「臼井孝のヒット曲探検隊
~アーティスト別 ベストヒット20」
国民的アーティスト、
宇多田ヒカルのヒットを探る
音楽の楽しみ方や
世代によって変わる代表曲
また、CD部門のヒットを考察する際に注意したい点がある。それは、宇多田ヒカルのCDシングルは2008年の「Prisoner Of Love」以来、リリースが止まっているということだ。
彼女は2006年の「This is Love」あたりから配信限定でのシングルや、あるいはCDシングルが発売される前の先行配信を積極的にリリースするなど、早期からCDシングルの購入にこだわった戦略を立ててはいなかった。事実、近年のCDシングル・チャートはご存知のように、音源の入手よりもアーティストとの接触特典が主だったものとなっており、ファンクラブ組織を持たず、音楽を届けることを最優先としてきた彼女(および彼女のスタッフ)らしいこだわりと言えるだろう。

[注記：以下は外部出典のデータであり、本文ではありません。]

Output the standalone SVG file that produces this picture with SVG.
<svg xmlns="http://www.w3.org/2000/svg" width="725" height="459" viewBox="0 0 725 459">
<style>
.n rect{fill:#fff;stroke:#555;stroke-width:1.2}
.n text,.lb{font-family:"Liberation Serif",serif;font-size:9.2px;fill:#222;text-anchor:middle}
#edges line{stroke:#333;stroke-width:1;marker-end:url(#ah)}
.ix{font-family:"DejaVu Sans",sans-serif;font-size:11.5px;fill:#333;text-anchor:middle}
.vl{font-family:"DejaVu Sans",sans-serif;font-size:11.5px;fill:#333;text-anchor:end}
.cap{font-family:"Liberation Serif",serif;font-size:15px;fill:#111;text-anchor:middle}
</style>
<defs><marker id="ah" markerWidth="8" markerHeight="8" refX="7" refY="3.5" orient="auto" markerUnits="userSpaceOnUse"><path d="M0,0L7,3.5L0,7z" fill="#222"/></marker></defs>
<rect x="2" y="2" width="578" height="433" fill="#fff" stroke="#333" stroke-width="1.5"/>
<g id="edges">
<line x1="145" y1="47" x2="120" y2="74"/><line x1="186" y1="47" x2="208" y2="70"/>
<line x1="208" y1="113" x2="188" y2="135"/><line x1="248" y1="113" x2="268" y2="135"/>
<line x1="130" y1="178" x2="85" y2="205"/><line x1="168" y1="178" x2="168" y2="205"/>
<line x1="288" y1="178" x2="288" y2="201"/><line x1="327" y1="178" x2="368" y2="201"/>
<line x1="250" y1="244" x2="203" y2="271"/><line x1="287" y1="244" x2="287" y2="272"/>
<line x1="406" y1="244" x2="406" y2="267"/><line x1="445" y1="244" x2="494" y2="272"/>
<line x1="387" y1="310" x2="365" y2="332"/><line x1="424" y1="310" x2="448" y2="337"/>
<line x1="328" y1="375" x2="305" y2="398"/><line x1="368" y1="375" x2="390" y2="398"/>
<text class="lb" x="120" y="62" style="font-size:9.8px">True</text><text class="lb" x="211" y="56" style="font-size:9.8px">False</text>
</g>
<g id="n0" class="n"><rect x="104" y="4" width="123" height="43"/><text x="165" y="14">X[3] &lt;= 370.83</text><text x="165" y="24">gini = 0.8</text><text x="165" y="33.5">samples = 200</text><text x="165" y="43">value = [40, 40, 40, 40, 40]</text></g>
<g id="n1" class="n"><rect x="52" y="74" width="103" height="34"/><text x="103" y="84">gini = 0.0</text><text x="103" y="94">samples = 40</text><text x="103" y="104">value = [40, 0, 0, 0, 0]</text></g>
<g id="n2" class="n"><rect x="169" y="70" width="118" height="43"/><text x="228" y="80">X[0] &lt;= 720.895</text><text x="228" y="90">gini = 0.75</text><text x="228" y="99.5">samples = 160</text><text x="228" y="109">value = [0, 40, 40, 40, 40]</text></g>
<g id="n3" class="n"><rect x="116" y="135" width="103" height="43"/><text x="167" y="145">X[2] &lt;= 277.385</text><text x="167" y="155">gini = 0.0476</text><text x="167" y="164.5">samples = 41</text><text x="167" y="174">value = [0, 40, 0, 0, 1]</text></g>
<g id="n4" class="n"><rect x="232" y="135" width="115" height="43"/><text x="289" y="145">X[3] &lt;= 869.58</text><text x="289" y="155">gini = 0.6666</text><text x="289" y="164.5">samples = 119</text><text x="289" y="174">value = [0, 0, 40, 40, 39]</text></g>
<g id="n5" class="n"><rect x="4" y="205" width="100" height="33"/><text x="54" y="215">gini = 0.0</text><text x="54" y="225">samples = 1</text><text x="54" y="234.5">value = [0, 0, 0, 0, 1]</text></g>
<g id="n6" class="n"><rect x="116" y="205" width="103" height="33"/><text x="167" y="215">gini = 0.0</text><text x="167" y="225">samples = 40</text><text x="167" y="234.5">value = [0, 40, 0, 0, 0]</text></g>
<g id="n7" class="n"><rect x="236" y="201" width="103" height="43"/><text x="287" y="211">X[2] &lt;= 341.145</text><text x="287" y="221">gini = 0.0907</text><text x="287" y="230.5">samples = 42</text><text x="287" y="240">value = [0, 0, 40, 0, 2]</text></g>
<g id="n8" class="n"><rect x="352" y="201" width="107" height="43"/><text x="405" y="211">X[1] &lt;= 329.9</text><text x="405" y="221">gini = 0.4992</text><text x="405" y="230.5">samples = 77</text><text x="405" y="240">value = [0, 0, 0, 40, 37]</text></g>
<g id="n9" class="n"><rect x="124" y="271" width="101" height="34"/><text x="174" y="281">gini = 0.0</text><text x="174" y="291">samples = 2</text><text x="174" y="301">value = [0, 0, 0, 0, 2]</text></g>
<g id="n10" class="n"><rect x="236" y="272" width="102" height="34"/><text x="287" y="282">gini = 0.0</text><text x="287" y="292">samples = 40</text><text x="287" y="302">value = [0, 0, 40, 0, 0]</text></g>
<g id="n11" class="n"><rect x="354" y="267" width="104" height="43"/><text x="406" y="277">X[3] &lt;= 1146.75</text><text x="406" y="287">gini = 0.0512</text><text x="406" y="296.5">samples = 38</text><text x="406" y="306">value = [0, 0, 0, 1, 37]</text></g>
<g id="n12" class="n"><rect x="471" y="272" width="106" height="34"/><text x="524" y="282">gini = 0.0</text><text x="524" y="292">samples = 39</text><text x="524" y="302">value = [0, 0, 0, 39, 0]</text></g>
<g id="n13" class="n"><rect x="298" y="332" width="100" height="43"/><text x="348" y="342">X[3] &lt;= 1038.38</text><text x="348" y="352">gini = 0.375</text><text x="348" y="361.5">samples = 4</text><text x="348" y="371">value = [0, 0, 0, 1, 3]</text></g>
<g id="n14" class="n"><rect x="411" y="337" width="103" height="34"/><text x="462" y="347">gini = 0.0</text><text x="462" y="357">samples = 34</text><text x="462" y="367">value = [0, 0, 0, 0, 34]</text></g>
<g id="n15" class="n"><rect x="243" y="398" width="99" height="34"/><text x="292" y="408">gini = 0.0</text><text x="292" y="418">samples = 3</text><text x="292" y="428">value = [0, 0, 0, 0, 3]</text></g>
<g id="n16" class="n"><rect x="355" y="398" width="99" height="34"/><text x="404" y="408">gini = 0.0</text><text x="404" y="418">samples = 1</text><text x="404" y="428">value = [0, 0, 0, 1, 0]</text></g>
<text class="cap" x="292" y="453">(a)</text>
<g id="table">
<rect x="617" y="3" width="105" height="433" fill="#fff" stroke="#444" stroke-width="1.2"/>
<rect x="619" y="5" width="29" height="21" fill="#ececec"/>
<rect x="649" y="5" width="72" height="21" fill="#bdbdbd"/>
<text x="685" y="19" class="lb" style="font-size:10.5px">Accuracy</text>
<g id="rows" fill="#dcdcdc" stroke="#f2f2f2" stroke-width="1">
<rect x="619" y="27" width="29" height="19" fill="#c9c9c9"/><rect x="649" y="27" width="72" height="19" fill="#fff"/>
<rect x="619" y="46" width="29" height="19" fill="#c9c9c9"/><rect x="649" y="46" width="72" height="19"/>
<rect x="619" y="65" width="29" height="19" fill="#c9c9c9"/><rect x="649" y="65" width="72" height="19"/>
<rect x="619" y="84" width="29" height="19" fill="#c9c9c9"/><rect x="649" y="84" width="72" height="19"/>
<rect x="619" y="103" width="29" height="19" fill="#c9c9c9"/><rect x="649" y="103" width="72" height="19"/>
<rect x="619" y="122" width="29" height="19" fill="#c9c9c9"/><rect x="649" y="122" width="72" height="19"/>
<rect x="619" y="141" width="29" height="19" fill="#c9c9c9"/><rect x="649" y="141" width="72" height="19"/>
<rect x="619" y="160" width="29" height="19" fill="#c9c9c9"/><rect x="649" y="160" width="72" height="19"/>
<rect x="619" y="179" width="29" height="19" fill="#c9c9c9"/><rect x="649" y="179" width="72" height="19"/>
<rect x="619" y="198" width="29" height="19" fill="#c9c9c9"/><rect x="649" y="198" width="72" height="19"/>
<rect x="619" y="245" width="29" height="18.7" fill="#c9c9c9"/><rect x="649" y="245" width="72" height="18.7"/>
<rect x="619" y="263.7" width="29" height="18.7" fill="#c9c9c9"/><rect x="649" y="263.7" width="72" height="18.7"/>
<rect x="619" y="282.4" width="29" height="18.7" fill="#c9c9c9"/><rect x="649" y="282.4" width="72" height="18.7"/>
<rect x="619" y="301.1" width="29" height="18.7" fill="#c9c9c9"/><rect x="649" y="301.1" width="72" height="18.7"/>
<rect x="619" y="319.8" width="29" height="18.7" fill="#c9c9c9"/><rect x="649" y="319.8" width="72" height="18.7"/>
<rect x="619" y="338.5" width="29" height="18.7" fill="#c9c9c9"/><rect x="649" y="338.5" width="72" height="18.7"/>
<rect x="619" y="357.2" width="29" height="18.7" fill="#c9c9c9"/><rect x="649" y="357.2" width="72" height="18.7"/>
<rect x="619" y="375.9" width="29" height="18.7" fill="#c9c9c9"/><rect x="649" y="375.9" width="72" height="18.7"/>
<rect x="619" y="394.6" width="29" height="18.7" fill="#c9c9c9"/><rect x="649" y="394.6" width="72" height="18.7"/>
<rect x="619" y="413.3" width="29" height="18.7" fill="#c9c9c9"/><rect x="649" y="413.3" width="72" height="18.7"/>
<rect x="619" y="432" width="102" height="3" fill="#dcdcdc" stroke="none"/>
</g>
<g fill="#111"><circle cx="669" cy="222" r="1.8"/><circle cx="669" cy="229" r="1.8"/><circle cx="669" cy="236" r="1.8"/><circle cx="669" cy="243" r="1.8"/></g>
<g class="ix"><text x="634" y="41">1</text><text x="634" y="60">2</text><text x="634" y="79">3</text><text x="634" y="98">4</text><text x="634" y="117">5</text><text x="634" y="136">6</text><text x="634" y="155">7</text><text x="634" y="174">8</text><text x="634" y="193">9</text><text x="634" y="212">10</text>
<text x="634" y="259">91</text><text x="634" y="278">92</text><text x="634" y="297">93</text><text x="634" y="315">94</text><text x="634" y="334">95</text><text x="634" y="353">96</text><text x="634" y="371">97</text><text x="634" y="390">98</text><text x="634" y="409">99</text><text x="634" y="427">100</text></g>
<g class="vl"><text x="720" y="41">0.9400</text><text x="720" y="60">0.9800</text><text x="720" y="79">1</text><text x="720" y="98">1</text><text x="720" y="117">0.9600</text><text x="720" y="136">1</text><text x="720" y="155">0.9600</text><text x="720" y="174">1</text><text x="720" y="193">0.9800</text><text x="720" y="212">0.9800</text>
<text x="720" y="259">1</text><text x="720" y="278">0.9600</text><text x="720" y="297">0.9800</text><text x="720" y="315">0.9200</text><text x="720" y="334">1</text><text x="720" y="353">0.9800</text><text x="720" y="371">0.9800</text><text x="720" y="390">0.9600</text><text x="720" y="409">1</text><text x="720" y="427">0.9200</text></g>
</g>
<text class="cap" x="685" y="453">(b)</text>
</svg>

それゆえ、2009年以降の作品は、総合チャートで見ても、多少不利になってしまうことをご了承願いたい。
総合1位となったのは
2007年の「Flavor Of Life」
本CDには前向きなメッセージが映えるアップテンポな通常バージョンと、彼女の切ない歌声が映えるBallad Versionがあり、嵐の松本潤ほかいわゆるイケメンが揃った人気ドラマ『花より男子2(リターンズ)』の挿入歌となったのは後者のBallad Versionだ。CDは65万枚以上(これは)、配信では両バージョンを含め210万件以上のダウンロードと、大ヒットしている。
総合2位は1stアルバムの
タイトル曲でもある「First Love」
本作は同年4月からのTBS系ドラマで女性教師と男子生徒の禁断愛を描いてヒットした『魔女の条件』の主題歌として大いに注目されたが、今でも失恋ソング特集で筆頭格に挙がるほどで、その為、リリース当時始まっていなかった音楽配信部門でも25万件を突破するほどのヒットとなっている。確かに《タバコのflavorがしたキス》が歌詞中に出てきたり、低音から高音まで使い切って感情の振れ幅を表現したり、とおよそミドルティーンの未成年が作ったとは思えないほど洗練されたバラードで、間違いなく今後も残っていく名作であろう。また、本作の日本語と英語の自由な交ざり方も後のJ-POPに大きな影響を与えたようにも思う。